→ **Stated goal**
Show every line that has the string "this" in it.

++++ Data

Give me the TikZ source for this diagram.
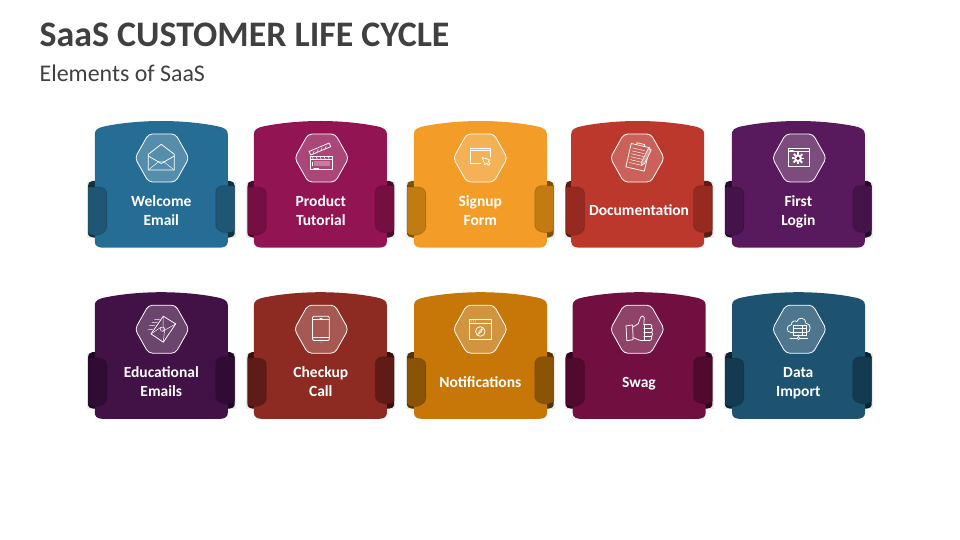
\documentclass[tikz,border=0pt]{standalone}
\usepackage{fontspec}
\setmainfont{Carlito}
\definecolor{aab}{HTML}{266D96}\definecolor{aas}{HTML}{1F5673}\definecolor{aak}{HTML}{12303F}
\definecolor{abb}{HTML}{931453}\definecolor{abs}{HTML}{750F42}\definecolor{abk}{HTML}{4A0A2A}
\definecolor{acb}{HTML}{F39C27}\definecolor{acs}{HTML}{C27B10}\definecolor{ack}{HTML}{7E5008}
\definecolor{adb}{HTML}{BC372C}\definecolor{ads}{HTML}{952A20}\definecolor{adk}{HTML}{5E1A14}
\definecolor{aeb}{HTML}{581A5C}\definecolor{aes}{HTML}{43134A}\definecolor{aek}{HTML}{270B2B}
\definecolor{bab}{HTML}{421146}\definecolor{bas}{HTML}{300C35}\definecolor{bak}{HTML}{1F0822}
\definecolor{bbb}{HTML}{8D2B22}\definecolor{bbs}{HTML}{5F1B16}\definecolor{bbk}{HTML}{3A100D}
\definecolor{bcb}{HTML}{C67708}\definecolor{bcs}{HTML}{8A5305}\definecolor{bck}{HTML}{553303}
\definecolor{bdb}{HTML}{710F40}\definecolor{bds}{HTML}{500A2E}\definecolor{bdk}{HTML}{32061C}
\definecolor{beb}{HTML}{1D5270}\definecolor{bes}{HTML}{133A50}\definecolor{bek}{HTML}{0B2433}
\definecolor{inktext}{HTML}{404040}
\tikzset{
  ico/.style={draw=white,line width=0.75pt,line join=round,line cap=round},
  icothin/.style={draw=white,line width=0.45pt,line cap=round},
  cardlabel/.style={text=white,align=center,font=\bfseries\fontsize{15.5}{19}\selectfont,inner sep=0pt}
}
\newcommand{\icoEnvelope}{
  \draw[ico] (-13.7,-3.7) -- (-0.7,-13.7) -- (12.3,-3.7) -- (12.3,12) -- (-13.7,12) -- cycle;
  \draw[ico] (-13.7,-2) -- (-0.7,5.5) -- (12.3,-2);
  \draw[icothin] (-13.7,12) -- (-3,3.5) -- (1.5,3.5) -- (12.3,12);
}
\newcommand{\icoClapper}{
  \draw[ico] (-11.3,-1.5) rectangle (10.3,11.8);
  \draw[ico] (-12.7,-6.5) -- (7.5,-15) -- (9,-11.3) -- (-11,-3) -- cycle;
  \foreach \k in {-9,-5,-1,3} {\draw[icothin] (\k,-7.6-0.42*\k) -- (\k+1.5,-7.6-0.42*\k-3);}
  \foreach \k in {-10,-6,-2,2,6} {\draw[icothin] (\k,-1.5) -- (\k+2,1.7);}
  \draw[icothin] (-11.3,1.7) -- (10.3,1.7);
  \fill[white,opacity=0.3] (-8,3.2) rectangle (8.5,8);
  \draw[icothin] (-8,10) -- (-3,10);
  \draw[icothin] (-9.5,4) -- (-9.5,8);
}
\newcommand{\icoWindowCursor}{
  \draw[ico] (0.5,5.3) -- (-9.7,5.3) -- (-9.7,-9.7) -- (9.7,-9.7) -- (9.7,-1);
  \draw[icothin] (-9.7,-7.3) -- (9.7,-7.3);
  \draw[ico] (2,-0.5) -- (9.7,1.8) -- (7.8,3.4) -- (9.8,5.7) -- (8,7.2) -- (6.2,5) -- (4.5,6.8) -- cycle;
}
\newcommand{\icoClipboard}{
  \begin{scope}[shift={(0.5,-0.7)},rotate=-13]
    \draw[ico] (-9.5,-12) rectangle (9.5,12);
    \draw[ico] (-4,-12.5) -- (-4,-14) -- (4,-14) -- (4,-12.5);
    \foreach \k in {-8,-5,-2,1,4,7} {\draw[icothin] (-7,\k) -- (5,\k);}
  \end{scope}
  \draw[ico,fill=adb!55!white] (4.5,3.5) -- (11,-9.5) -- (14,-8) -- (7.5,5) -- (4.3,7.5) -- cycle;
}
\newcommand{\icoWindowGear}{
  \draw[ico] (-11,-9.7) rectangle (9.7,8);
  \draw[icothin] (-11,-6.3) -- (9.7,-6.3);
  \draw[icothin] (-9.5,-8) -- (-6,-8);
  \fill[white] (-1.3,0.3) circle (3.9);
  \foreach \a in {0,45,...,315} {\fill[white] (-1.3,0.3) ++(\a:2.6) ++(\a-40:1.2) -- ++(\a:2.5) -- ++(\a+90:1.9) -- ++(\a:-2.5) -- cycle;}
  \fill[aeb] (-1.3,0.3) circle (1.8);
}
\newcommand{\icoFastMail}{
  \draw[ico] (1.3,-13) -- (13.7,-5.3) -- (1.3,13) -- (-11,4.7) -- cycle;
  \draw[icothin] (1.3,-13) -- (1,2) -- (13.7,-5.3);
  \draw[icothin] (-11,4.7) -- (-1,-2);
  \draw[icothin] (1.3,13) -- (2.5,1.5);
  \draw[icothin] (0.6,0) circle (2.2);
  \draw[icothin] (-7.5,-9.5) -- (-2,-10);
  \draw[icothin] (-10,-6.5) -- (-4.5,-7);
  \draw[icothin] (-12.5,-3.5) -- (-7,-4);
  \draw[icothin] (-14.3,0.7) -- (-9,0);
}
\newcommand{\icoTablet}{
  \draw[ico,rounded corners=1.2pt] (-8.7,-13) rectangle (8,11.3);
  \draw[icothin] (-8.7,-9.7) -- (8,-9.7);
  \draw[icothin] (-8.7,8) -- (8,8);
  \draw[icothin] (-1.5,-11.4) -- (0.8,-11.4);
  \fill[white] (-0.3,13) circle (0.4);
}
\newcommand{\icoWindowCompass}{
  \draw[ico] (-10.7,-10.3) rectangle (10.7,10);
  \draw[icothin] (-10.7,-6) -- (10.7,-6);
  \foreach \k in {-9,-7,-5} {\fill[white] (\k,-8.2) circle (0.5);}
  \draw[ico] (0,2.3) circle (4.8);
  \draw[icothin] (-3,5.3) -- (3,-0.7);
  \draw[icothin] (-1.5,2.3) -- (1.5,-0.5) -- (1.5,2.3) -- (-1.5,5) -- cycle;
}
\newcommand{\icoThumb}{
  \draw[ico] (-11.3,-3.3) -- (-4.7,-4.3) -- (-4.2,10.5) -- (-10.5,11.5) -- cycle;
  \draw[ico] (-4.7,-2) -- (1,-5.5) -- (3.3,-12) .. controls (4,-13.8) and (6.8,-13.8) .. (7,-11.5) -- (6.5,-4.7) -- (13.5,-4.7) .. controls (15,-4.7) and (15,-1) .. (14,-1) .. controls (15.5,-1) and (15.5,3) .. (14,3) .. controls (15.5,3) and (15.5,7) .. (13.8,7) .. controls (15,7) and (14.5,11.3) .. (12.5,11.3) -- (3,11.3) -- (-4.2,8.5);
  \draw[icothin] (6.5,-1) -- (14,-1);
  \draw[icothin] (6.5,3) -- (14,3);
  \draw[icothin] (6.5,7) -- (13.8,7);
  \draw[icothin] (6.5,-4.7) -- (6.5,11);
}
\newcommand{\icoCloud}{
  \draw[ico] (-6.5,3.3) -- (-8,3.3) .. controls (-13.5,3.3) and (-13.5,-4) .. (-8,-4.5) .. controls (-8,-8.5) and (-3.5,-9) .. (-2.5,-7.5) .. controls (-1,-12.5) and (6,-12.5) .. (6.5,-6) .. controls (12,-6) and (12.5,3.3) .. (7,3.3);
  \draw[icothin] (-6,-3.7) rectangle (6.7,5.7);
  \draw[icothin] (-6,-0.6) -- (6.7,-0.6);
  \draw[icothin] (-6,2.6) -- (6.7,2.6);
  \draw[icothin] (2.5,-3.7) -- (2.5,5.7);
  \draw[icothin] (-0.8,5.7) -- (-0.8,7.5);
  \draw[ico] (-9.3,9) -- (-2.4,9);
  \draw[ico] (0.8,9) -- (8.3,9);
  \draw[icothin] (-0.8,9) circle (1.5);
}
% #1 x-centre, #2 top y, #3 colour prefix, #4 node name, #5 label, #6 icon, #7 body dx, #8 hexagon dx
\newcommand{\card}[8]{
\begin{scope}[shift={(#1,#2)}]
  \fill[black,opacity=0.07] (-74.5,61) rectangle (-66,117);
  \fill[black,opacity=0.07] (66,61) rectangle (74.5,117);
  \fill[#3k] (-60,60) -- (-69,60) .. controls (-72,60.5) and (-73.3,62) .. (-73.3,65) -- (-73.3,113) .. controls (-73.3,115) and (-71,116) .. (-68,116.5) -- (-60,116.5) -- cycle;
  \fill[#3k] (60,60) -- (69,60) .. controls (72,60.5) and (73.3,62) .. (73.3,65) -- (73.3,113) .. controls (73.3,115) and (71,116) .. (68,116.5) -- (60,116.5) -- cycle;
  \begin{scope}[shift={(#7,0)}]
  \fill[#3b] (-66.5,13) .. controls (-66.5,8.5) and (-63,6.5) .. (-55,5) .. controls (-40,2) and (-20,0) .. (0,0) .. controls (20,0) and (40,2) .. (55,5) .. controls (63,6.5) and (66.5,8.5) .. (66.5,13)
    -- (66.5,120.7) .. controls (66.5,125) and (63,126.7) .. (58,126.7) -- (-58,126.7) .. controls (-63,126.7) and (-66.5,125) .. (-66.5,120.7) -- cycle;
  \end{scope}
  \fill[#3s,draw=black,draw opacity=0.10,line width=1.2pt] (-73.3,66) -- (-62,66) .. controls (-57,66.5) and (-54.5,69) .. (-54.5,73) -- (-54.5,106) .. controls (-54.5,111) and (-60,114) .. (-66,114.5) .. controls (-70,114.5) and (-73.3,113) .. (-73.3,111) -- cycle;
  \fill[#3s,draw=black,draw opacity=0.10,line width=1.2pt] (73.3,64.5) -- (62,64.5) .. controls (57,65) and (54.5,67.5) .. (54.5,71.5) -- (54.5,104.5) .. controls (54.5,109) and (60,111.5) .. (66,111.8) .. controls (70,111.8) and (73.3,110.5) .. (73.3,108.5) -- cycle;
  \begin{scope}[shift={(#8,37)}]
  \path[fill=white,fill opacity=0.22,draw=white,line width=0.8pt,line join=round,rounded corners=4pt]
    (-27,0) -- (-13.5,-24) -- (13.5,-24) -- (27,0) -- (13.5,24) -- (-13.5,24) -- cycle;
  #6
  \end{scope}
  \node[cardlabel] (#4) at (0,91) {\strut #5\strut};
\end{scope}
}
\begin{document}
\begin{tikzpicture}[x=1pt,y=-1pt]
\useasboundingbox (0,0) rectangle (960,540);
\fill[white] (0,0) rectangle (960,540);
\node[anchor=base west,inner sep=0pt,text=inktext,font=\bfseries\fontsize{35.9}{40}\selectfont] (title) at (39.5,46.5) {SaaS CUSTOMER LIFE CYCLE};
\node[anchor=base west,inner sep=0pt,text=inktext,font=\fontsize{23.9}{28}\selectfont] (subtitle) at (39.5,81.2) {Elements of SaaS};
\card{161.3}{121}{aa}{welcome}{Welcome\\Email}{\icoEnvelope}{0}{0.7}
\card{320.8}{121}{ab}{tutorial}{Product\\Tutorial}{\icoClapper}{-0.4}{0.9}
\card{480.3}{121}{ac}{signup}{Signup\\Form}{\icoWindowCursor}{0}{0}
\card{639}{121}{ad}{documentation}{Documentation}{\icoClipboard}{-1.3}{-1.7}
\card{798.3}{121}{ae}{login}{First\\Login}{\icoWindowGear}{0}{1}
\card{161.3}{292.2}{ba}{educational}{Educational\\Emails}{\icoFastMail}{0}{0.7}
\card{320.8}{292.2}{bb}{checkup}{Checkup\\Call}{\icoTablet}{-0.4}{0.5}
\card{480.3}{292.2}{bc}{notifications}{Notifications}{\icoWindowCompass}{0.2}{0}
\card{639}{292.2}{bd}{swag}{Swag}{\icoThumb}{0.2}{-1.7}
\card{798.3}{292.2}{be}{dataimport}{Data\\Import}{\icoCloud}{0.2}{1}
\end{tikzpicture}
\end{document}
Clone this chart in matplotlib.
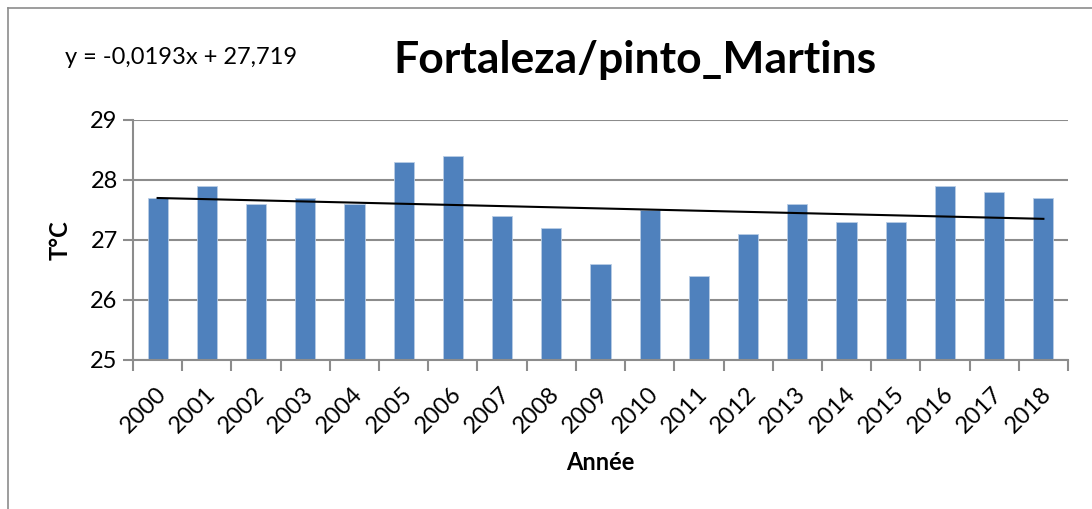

++++++++

→ **The completed task**
Give me the TikZ source for this diagram.
Clone this chart in matplotlib.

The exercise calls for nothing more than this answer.